Ghost Town
Richard W. Jennings, . . Houghton Mifflin, $16 (167pp) ISBN 978-0-547-19471-4
After the town is abandoned, the sole residents of downtrodden Paisley, Kans., are precocious 13-year-old Spencer Honesty and his mother, who is still a paid employee of Paisley's post office. Spencer spends his time talking to his make-believe, poetry-writing Indian friend, Chief Leopard Frog, and taking photographs of the empty town. But when ghostly ex-residents appear in his photographs, Spencer begins to see artistic potential in his isolation. Paisley, with its numerous spiders, reptiles and vacated buildings, emerges as just as vivid a character as Spencer; others, including Spencer's departed crush, Maureen, and the wheeling-and-dealing owner of an oddities catalogue who takes an interest in Chief Leopard Frog's carved talismans are more peripheral, developing through letters they exchange with Spencer.
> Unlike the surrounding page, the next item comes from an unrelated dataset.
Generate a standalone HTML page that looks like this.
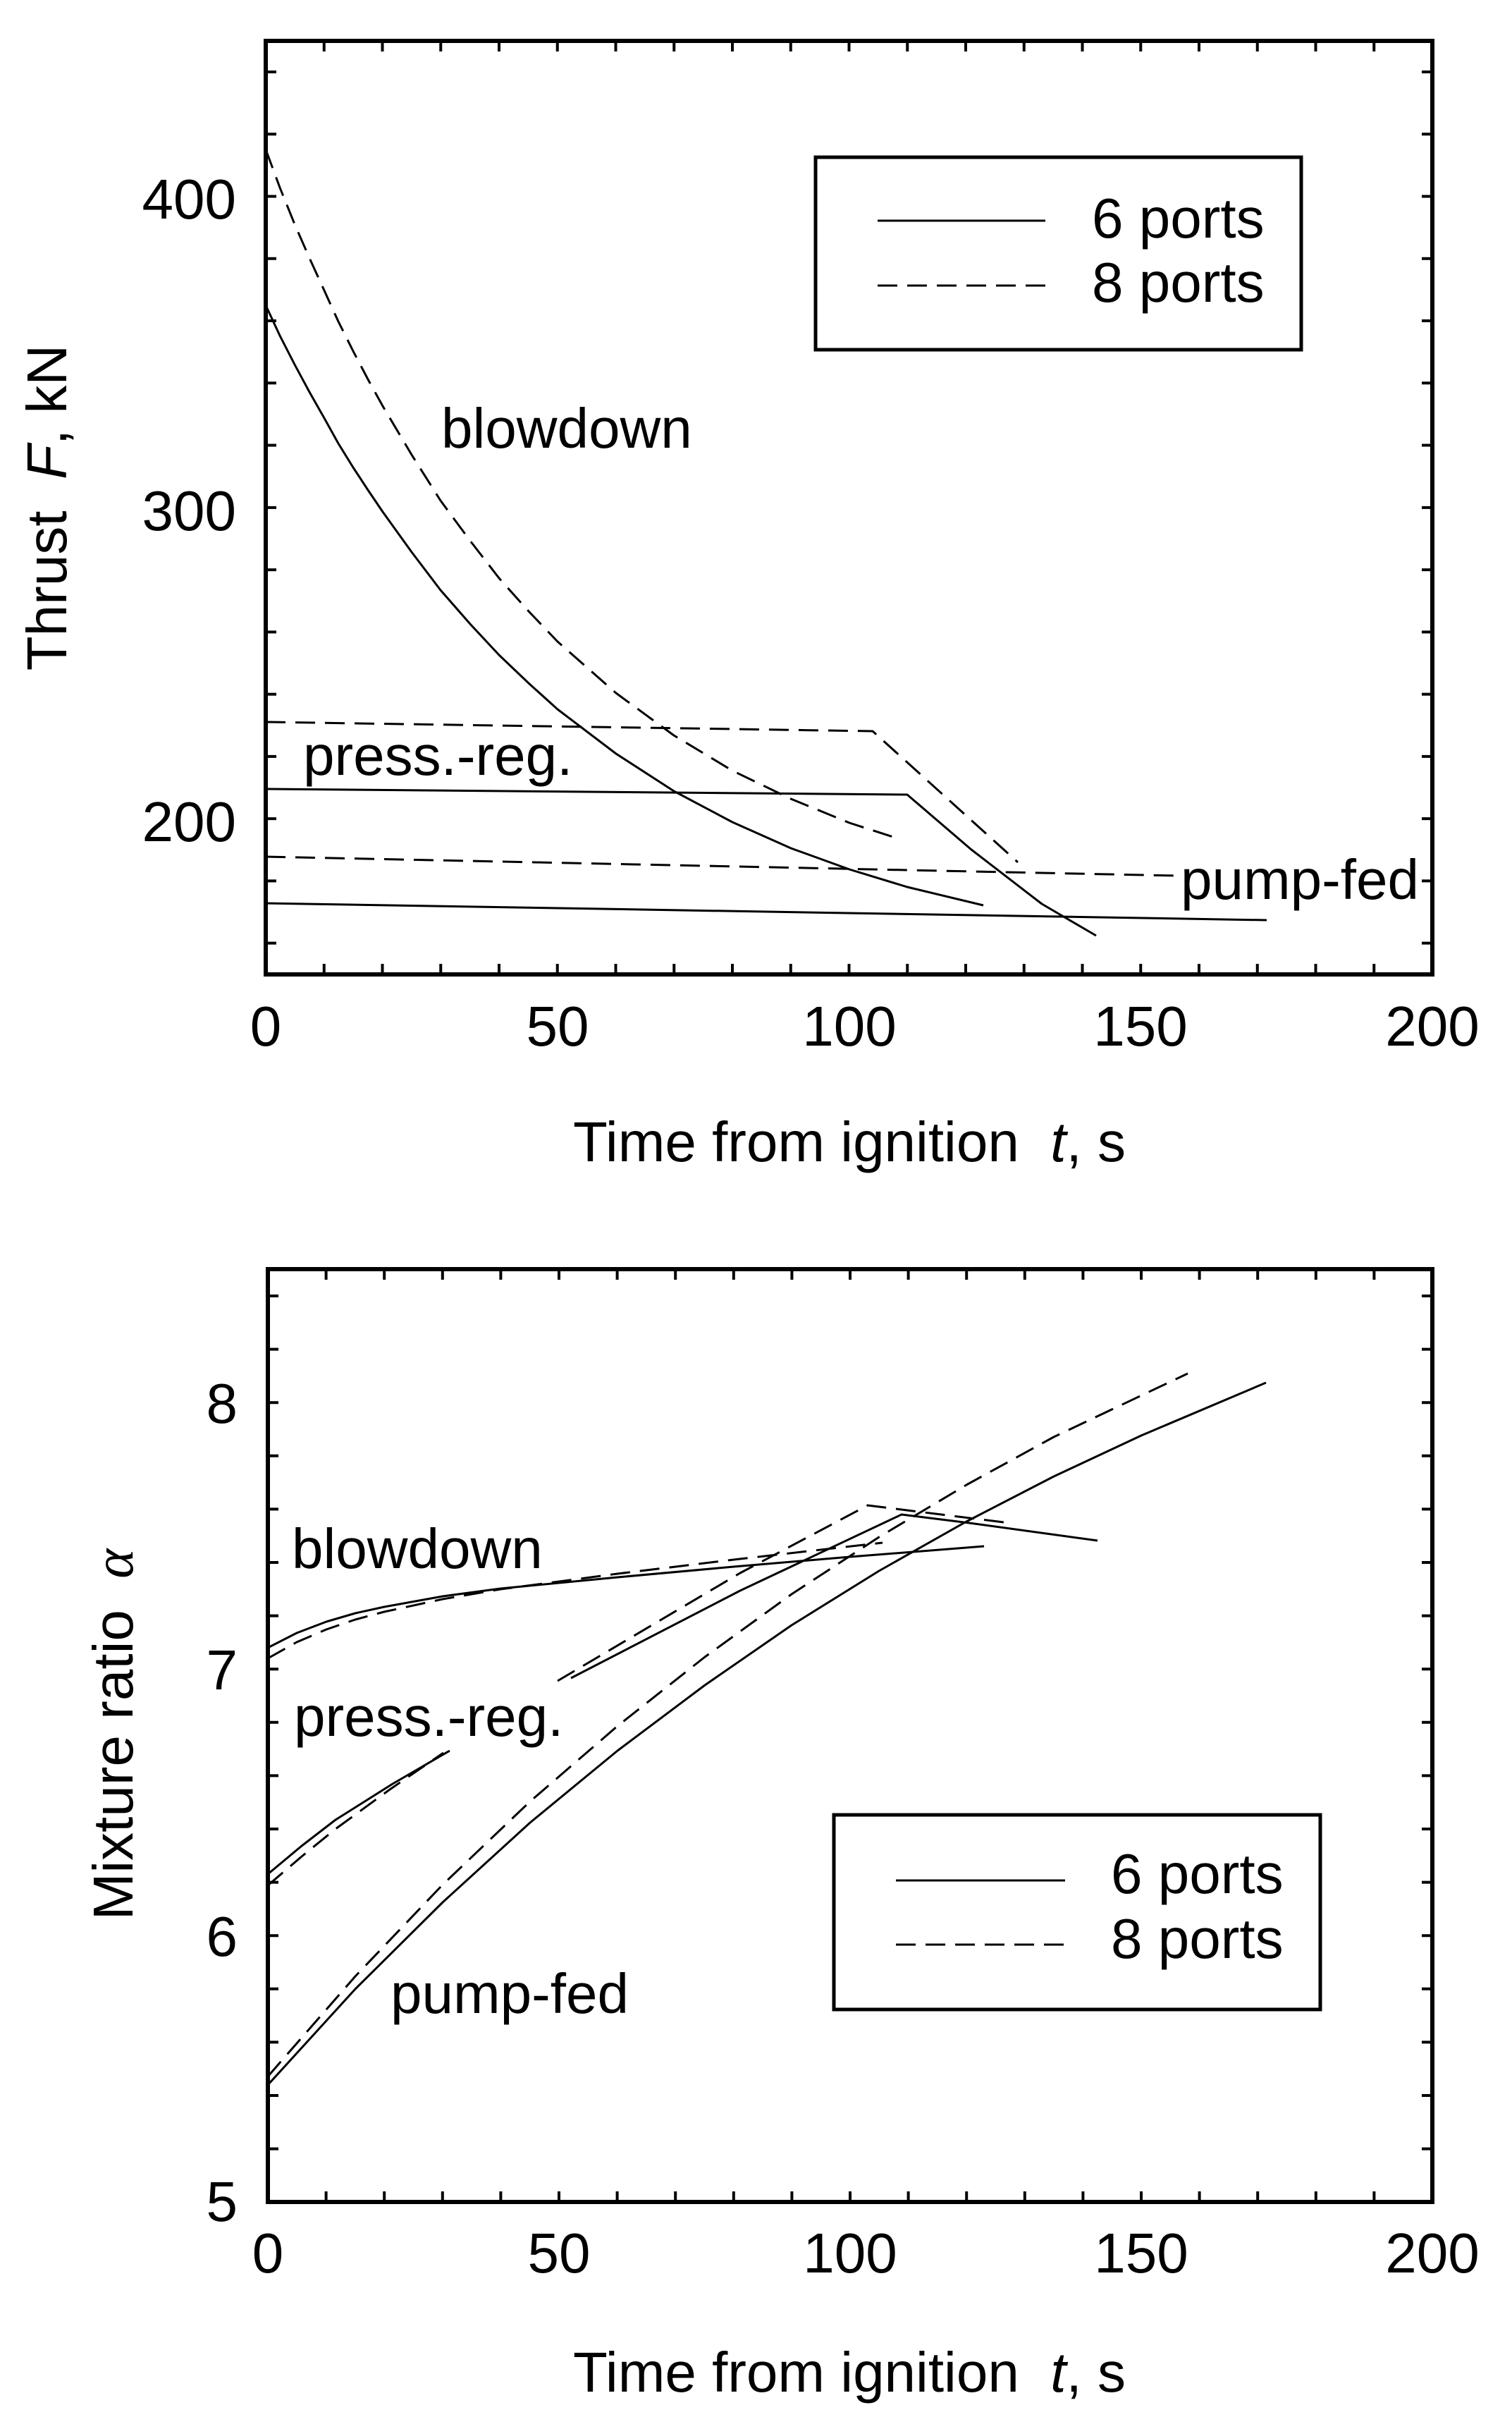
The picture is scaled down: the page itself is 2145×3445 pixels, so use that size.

Spencer's frequent musings on solitude, art and life are thought provoking and often funny (artists who got famous by painting objects like chairs were simply “stuck in their rooms,” he reasons. “What else was there to look at?”). Despite the need for suspension of disbelief throughout, the highly fortuitous outcome comes across as a stretch—but it's a fun ride getting there. Ages 12–up.